A lack of experience also means a lack of an established driving history, which is a powerful variable in an insurer’s risk assessment. Insurers cannot evaluate a young driver based on years of clean driving records and prior claims history. When an accident does occur, the resulting claim costs are often higher, as young drivers may be more likely to total a vehicle or be involved in multi-car incidents due to poor judgment in high-pressure situations.
Factors That Determine the Specific Premium
While the demographic risk sets a high baseline, several individualized data points are used to calculate the exact premium for a 17-year-old. The type of vehicle the teen drives is a major consideration, as high-horsepower cars or sports models are associated with a greater likelihood of speeding and severe accidents. Insurers favor vehicles with high safety ratings and lower repair costs, as these factors reduce the potential payout for collision and comprehensive claims.

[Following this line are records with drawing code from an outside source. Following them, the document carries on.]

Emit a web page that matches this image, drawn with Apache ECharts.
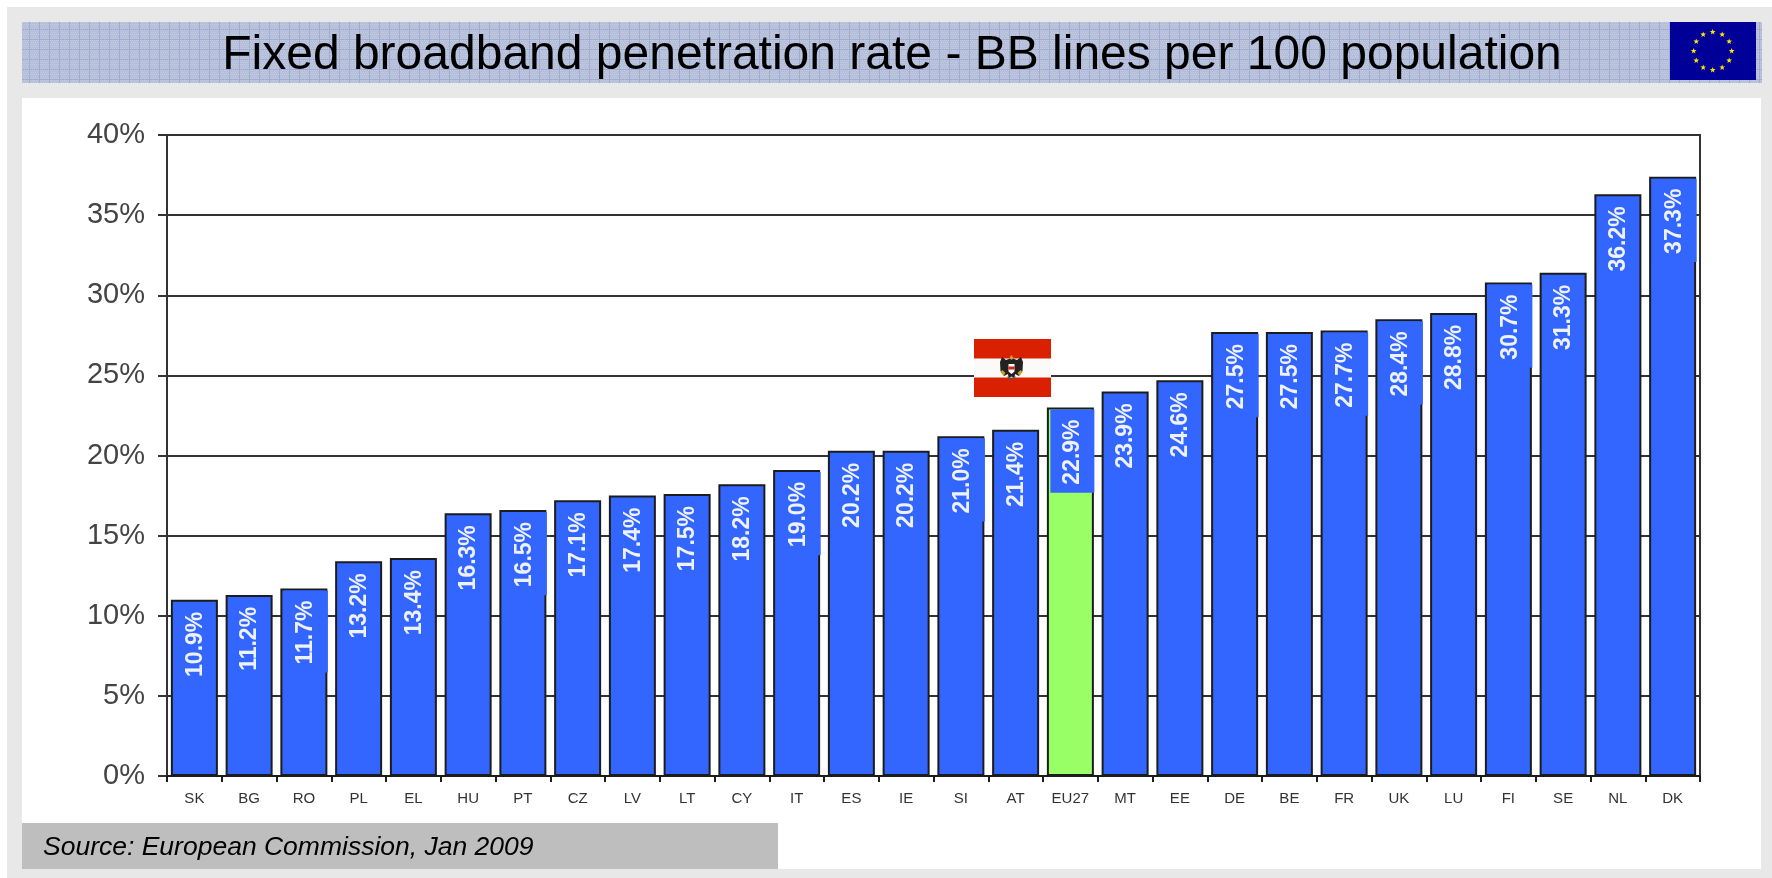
<!DOCTYPE html>
<html><head><meta charset="utf-8">
<style>html,body{margin:0;padding:0;background:#fff}#c{width:1772px;height:878px;filter:blur(0.45px)}</style>
<script src="https://cdn.jsdelivr.net/npm/echarts@6/dist/echarts.min.js"></script>
</head><body><div id="c"></div>
<script>
const categories = ['SK','BG','RO','PL','EL','HU','PT','CZ','LV','LT','CY','IT','ES','IE','SI','AT','EU27','MT','EE','DE','BE','FR','UK','LU','FI','SE','NL','DK'];
const printedValues = [10.9,11.2,11.7,13.2,13.4,16.3,16.5,17.1,17.4,17.5,18.2,19.0,20.2,20.2,21.0,21.4,22.9,23.9,24.6,27.5,27.5,27.7,28.4,28.8,30.7,31.3,36.2,37.3];
const barHeights = [11.0,11.3,11.7,13.4,13.6,16.4,16.6,17.2,17.5,17.6,18.2,19.1,20.3,20.3,21.2,21.6,23.0,24.0,24.7,27.7,27.7,27.8,28.5,28.9,30.8,31.4,36.3,37.4];
const highlighted = 'EU27';
const patchedLabels = ['RO','PT','IT','SI','EU27','DE','FR','UK','FI','DK'];
const titleText = 'Fixed broadband penetration rate - BB lines per 100 population';
const sourceText = 'Source: European Commission, Jan 2009';

const BLUE = '#3366FF', GREEN = '#99FF66', INK = '#1c1c1c', PANEL = '#E8E8E8';

function bannerPattern() {
  const cv = document.createElement('canvas');
  cv.width = 10; cv.height = 10;
  const g = cv.getContext('2d');
  g.fillStyle = '#B6BFDA'; g.fillRect(0,0,10,10);
  g.fillStyle = '#C4CBDF';
  for (let y=0;y<10;y+=2) for (let x=(y/2)%2;x<10;x+=2) g.fillRect(x,y,1,1);
  g.fillStyle = '#9FACD3';
  g.fillRect(9,0,1,10); g.fillRect(0,9,10,1);
  return cv;
}
function star(cx, cy, r) {
  const pts = [];
  for (let i=0;i<10;i++) {
    const a = -Math.PI/2 + i*Math.PI/5, q = i%2 ? r*0.42 : r;
    pts.push([cx+q*Math.cos(a), cy+q*Math.sin(a)]);
  }
  return {type:'polygon', z:7, shape:{points:pts}, style:{fill:'#FFE600'}};
}
const euStars = [];
for (let i=0;i<12;i++) {
  const a = i*Math.PI/6;
  euStars.push(star(1712.7+19*Math.cos(a), 51+19*Math.sin(a), 3));
}
function poly(points, fill) { return {type:'polygon', z:8, shape:{points}, style:{fill}}; }
const eagle = [
  poly([[1011.5,358],[1006,360],[1002,357],[1000,362],[1000.5,371],[1004,376],[1008,374],[1008.5,378],[1011.5,376.5],[1014.5,378],[1015,374],[1019,376],[1022.5,371],[1023,362],[1021,357],[1017,360]], '#222'),
  poly([[1007,376],[1011.5,379],[1016,376],[1014,379.5],[1009,379.5]], '#555'),
  poly([[1008.5,364],[1014.5,364],[1014.5,371.5],[1011.5,374],[1008.5,371.5]], '#fff'),
  poly([[1008.5,366.5],[1014.5,366.5],[1014.5,369.5],[1008.5,369.5]], '#D9230F'),
  poly([[1009.5,358],[1011.5,355],[1013.5,358],[1011.5,360]], '#D8A020'),
  poly([[1002.5,370],[1005.5,373],[1003.5,376],[1000.5,372]], '#C9A030'),
  poly([[1020.5,370],[1017.5,373],[1019.5,376],[1022.5,372]], '#C9A030')
];

const chart = echarts.init(document.getElementById('c'), null, {renderer:'canvas'});
chart.setOption({
  animation:false,
  backgroundColor:'#fff',
  graphic:[
    {type:'rect', z:-10, shape:{x:7,y:7,width:1765,height:871}, style:{fill:PANEL}, silent:true},
    {type:'rect', z:-9, shape:{x:22,y:98,width:1739,height:771}, style:{fill:'#fff'}, silent:true},
    {type:'rect', z:-9, shape:{x:22,y:22,width:1740,height:61}, style:{fill:{image:bannerPattern(),repeat:'repeat'}}, silent:true},
    {type:'text', z:5, style:{x:892,y:56,text:titleText,font:'48px "Liberation Sans"',fill:'#000',textAlign:'center',textVerticalAlign:'middle'}},
    {type:'rect', z:5, shape:{x:1670,y:22,width:86,height:58}, style:{fill:'#000099'}},
    {type:'group', children:euStars},
    {type:'rect', z:5, shape:{x:22,y:823,width:756,height:46}, style:{fill:'#BEBEBE'}},
    {type:'text', z:6, style:{x:43,y:848,text:sourceText,font:'italic 26.5px "Liberation Sans"',fill:'#000',textVerticalAlign:'middle'}},
    {type:'rect', z:5, shape:{x:974,y:339,width:77,height:58}, style:{fill:'#D92000'}},
    {type:'rect', z:6, shape:{x:974,y:358.5,width:77,height:19}, style:{fill:'#FBFAF8'}},
    {type:'group', children:eagle}
  ],
  grid:{left:167,right:72,top:135,bottom:102,show:true,borderColor:'#333',borderWidth:2,backgroundColor:'transparent'},
  xAxis:{
    type:'category',data:categories,
    axisLine:{lineStyle:{color:INK,width:2}},
    axisTick:{show:true,alignWithLabel:false,length:6,lineStyle:{color:INK,width:2}},
    axisLabel:{interval:0,margin:15,fontSize:15,color:'#333',fontFamily:'"Liberation Sans"'}
  },
  yAxis:{
    type:'value',min:0,max:40,interval:5,
    axisLine:{show:true,lineStyle:{color:'#333',width:2}},
    axisTick:{show:true,length:9,lineStyle:{color:'#333',width:2}},
    splitLine:{show:true,lineStyle:{color:'#333',width:2}},
    axisLabel:{margin:22,fontSize:29,color:'#444',fontFamily:'"Liberation Sans"',formatter:'{value}%',padding:[2,0,0,0]}
  },
  series:[{
    type:'bar',barWidth:47,
    data:barHeights.map((v,i)=>{
      const cat = categories[i], patched = patchedLabels.includes(cat);
      return {
        value:v,
        itemStyle:{color:cat===highlighted?GREEN:BLUE,borderColor:INK,borderWidth:2},
        label:patched?{backgroundColor:BLUE,lineHeight:44,padding:[0,10,0,8],offset:[0,2],distance:2}
                     :{lineHeight:24,padding:[0,0,0,0],offset:[0,1],distance:12}
      };
    }),
    label:{
      show:true,position:'insideTop',rotate:90,align:'right',verticalAlign:'middle',
      color:'#EEF2FF',fontSize:23,fontWeight:'bold',fontFamily:'"Liberation Sans"',
      formatter:p=>printedValues[p.dataIndex].toFixed(1)+'%'
    }
  }]
});
</script></body></html>
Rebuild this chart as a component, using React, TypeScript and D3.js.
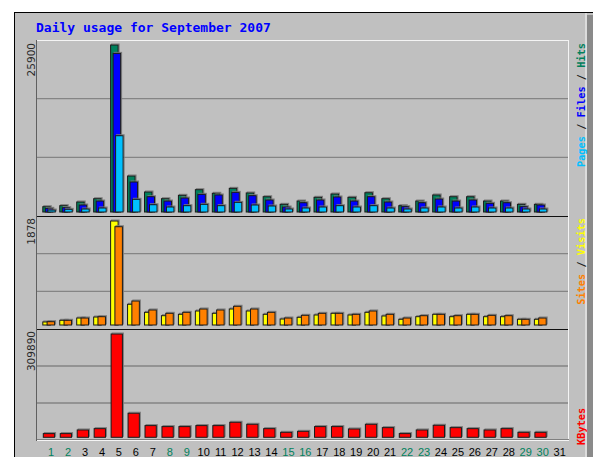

The geographic location is another significant variable that influences the final rate. Premiums are typically higher in densely populated urban areas, where the risk of theft, vandalism, and traffic accidents is greater compared to rural settings. Local claim frequency and the state’s minimum liability requirements also play a role in determining the base cost before any discounts are applied.
Gender is used as a rating factor in most states because statistical data indicates that young male drivers are generally involved in more accidents than their female counterparts. For a 17-year-old, a male driver’s premium can be 10% to 14% higher than a female driver of the same age, reflecting the difference in risk assessment. Finally, the coverage limits chosen have a direct impact, where opting for state minimum liability coverage will result in a lower premium than selecting a full-coverage policy with lower deductibles.
Actionable Strategies to Lower Insurance Rates
The most effective strategy for managing the cost is ensuring the 17-year-old is added as a driver to the parent or guardian’s existing family policy, rather than purchasing a separate, standalone policy. This approach allows the family to leverage multi-car and multi-policy discounts already in place, which dramatically reduces the total cost compared to the premium for a single-driver policy. Parents should also consider adjusting the vehicle assigned to the teen, favoring an older, reliable car with strong safety features that is less expensive to repair or replace.
Specific discounts can offer substantial savings and should be inquired about with the insurance provider. The Good Student Discount is widely available and typically requires the teen to maintain at least a B average or a 3.0 GPA, providing a tangible financial reward for academic achievement. Completing a recognized driver education or defensive driving course can also qualify the teen for a one-time or recurring discount upon presentation of the completion certificate.
Families can also save money by strategically adjusting the policy’s financial structure, such as raising the deductible on collision and comprehensive coverage. Increasing the deductible from $500 to $1,000, for example, signals to the insurer that the policyholder assumes more of the initial financial risk in the event of a claim, resulting in a lower premium. Inquire about telematics or usage-based insurance programs, which use a device or smartphone app to track driving habits and can reduce the premium if the teen demonstrates safe driving behavior.